The task:
Copy all lines below exactly as written. Leave pictures out.

Supplied entries:

## BEGIN

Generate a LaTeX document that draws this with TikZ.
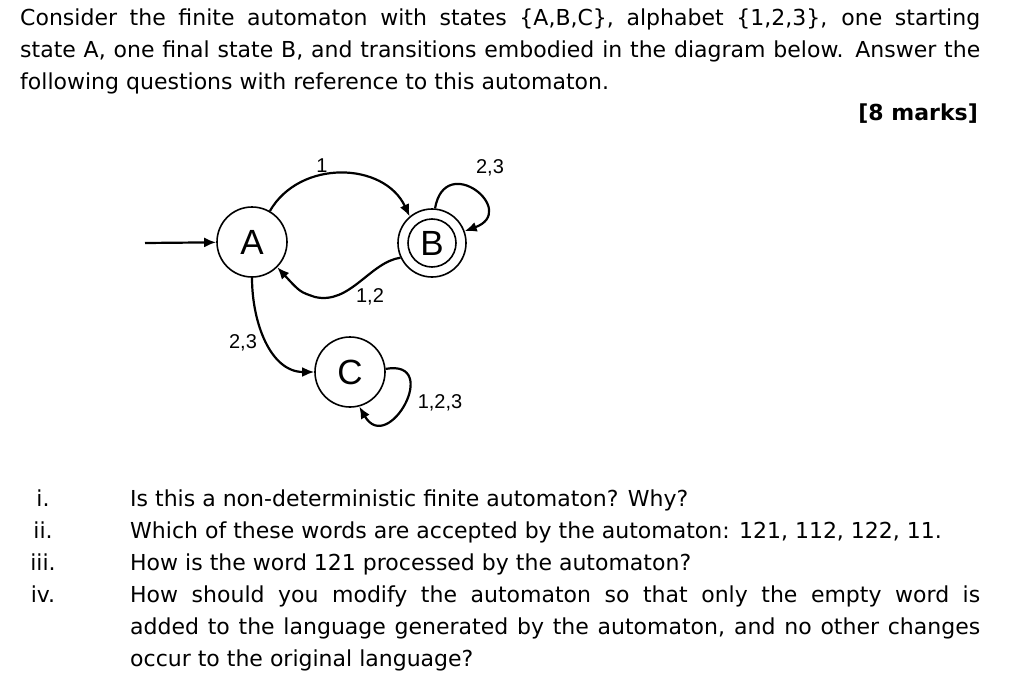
\documentclass[tikz,border=0pt]{standalone}
\usepackage{fontspec}
\setmainfont{DejaVu Sans}
\newfontfamily\diafont{Liberation Sans}
\usetikzlibrary{arrows.meta}
\begin{document}
\begin{tikzpicture}[x=1pt,y=-1pt,
  txt/.style={anchor=base west,inner sep=0pt,font=\fontsize{22}{32}\selectfont},
  jline/.style={txt,text width=#1,align=justify},
  st/.style={circle,draw,line width=1.6pt,minimum size=70pt,inner sep=0pt,font=\diafont\fontsize{35}{35}\selectfont},
  lab/.style={font=\diafont\fontsize{20}{20}\selectfont,inner sep=0pt},
  tr/.style={line width=2.2pt,-{Latex[length=12pt,width=10pt]}}]
\useasboundingbox (0,0) rectangle (1024,674);
\node[jline=960pt] (l1) at (20,26) {Consider the finite automaton with states \{A,B,C\}, alphabet \{1,2,3\}, one starting\parfillskip=0pt\par};
\node[jline=960pt] (l2) at (20,58) {state A, one final state B, and transitions embodied in the diagram below. Answer the\parfillskip=0pt\par};
\node[txt] (l3) at (20,90) {following questions with reference to this automaton.};
\node[txt,anchor=base east,font=\fontsize{22}{32}\selectfont\bfseries] (mk) at (978,121) {[8 marks]};

\node[st] (A) at (252,242) {A};
\node[st,minimum size=48pt] (B) at (432,243) {B};
\node[circle,draw,line width=1.6pt,minimum size=68pt] (Bo) at (432,243) {};
\node[st] (C) at (350,372) {C};
\coordinate (s) at (145,243);
\draw[tr] (s) -- (A);
\draw[tr] (A.60) to[out=60,in=115,looseness=1.1] (Bo.130);
\node[lab] (l1a) at (322,166) {1};
\draw[tr] (Bo.205) .. controls (370,262) and (350,305) .. (315,297) .. controls (300,292) .. (A.-45);
\node[lab] (l12) at (370,297) {1,2};
\draw[tr] (Bo.85) to[out=80,in=20,looseness=4] (Bo.20);
\node[lab] (l23) at (490,168) {2,3};
\draw[tr] (A.-90) to[out=-90,in=180] (C.west);
\node[lab] (l23b) at (243,343) {2,3};
\draw[tr] (C.5) to[out=10,in=-60,looseness=3.2] (C.-75);
\node[lab] (l123) at (440,403) {1,2,3};

\foreach \n/\y/\t in {i/506/i., ii/538/ii., iii/570/iii., iv/602/iv.}
  \node[txt,anchor=base] (n\n) at (43,\y) {\t};
\node[txt] (q1) at (130,506) {Is this a non-deterministic finite automaton? Why?};
\node[txt] (q2) at (130,538) {Which of these words are accepted by the automaton: 121, 112, 122, 11.};
\node[txt] (q3) at (130,570) {How is the word 121 processed by the automaton?};
\node[jline=850pt] (q4a) at (130,602) {How should you modify the automaton so that only the empty word is\parfillskip=0pt\par};
\node[jline=850pt] (q4b) at (130,634) {added to the language generated by the automaton, and no other changes\parfillskip=0pt\par};
\node[txt] (q4c) at (130,666) {occur to the original language?};
\end{tikzpicture}
\end{document}
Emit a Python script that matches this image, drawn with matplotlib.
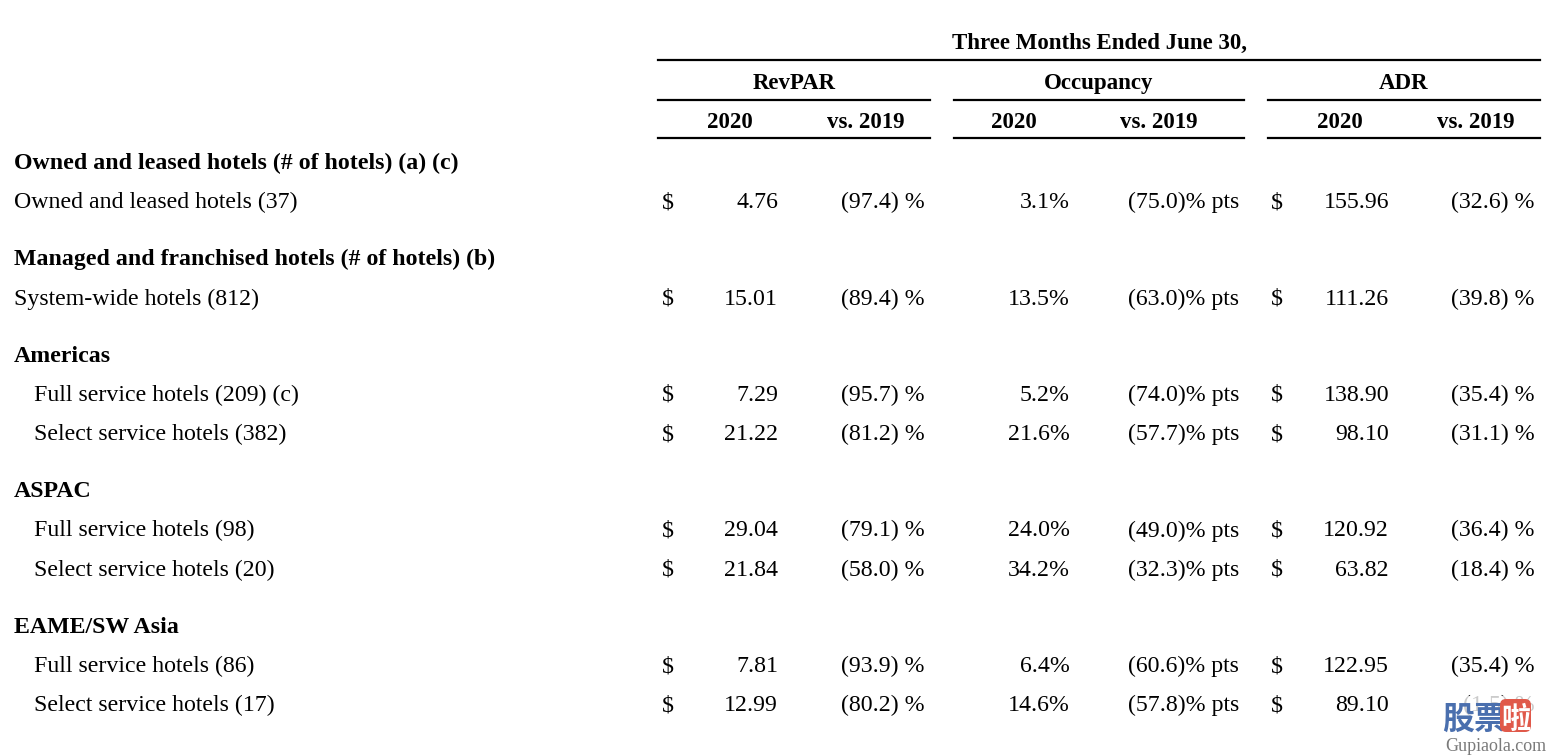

## END

Written response:
Generate a LaTeX document that draws this with TikZ.
\documentclass[tikz,border=0pt]{standalone}
\usepackage{fontspec}
\setmainfont{DejaVu Sans}
\newfontfamily\diafont{Liberation Sans}
\usetikzlibrary{arrows.meta}
\begin{document}
\begin{tikzpicture}[x=1pt,y=-1pt,
  txt/.style={anchor=base west,inner sep=0pt,font=\fontsize{22}{32}\selectfont},
  jline/.style={txt,text width=#1,align=justify},
  st/.style={circle,draw,line width=1.6pt,minimum size=70pt,inner sep=0pt,font=\diafont\fontsize{35}{35}\selectfont},
  lab/.style={font=\diafont\fontsize{20}{20}\selectfont,inner sep=0pt},
  tr/.style={line width=2.2pt,-{Latex[length=12pt,width=10pt]}}]
\useasboundingbox (0,0) rectangle (1024,674);
\node[jline=960pt] (l1) at (20,26) {Consider the finite automaton with states \{A,B,C\}, alphabet \{1,2,3\}, one starting\parfillskip=0pt\par};
\node[jline=960pt] (l2) at (20,58) {state A, one final state B, and transitions embodied in the diagram below. Answer the\parfillskip=0pt\par};
\node[txt] (l3) at (20,90) {following questions with reference to this automaton.};
\node[txt,anchor=base east,font=\fontsize{22}{32}\selectfont\bfseries] (mk) at (978,121) {[8 marks]};

\node[st] (A) at (252,242) {A};
\node[st,minimum size=48pt] (B) at (432,243) {B};
\node[circle,draw,line width=1.6pt,minimum size=68pt] (Bo) at (432,243) {};
\node[st] (C) at (350,372) {C};
\coordinate (s) at (145,243);
\draw[tr] (s) -- (A);
\draw[tr] (A.60) to[out=60,in=115,looseness=1.1] (Bo.130);
\node[lab] (l1a) at (322,166) {1};
\draw[tr] (Bo.205) .. controls (370,262) and (350,305) .. (315,297) .. controls (300,292) .. (A.-45);
\node[lab] (l12) at (370,297) {1,2};
\draw[tr] (Bo.85) to[out=80,in=20,looseness=4] (Bo.20);
\node[lab] (l23) at (490,168) {2,3};
\draw[tr] (A.-90) to[out=-90,in=180] (C.west);
\node[lab] (l23b) at (243,343) {2,3};
\draw[tr] (C.5) to[out=10,in=-60,looseness=3.2] (C.-75);
\node[lab] (l123) at (440,403) {1,2,3};

\foreach \n/\y/\t in {i/506/i., ii/538/ii., iii/570/iii., iv/602/iv.}
  \node[txt,anchor=base] (n\n) at (43,\y) {\t};
\node[txt] (q1) at (130,506) {Is this a non-deterministic finite automaton? Why?};
\node[txt] (q2) at (130,538) {Which of these words are accepted by the automaton: 121, 112, 122, 11.};
\node[txt] (q3) at (130,570) {How is the word 121 processed by the automaton?};
\node[jline=850pt] (q4a) at (130,602) {How should you modify the automaton so that only the empty word is\parfillskip=0pt\par};
\node[jline=850pt] (q4b) at (130,634) {added to the language generated by the automaton, and no other changes\parfillskip=0pt\par};
\node[txt] (q4c) at (130,666) {occur to the original language?};
\end{tikzpicture}
\end{document}
Emit a Python script that matches this image, drawn with matplotlib.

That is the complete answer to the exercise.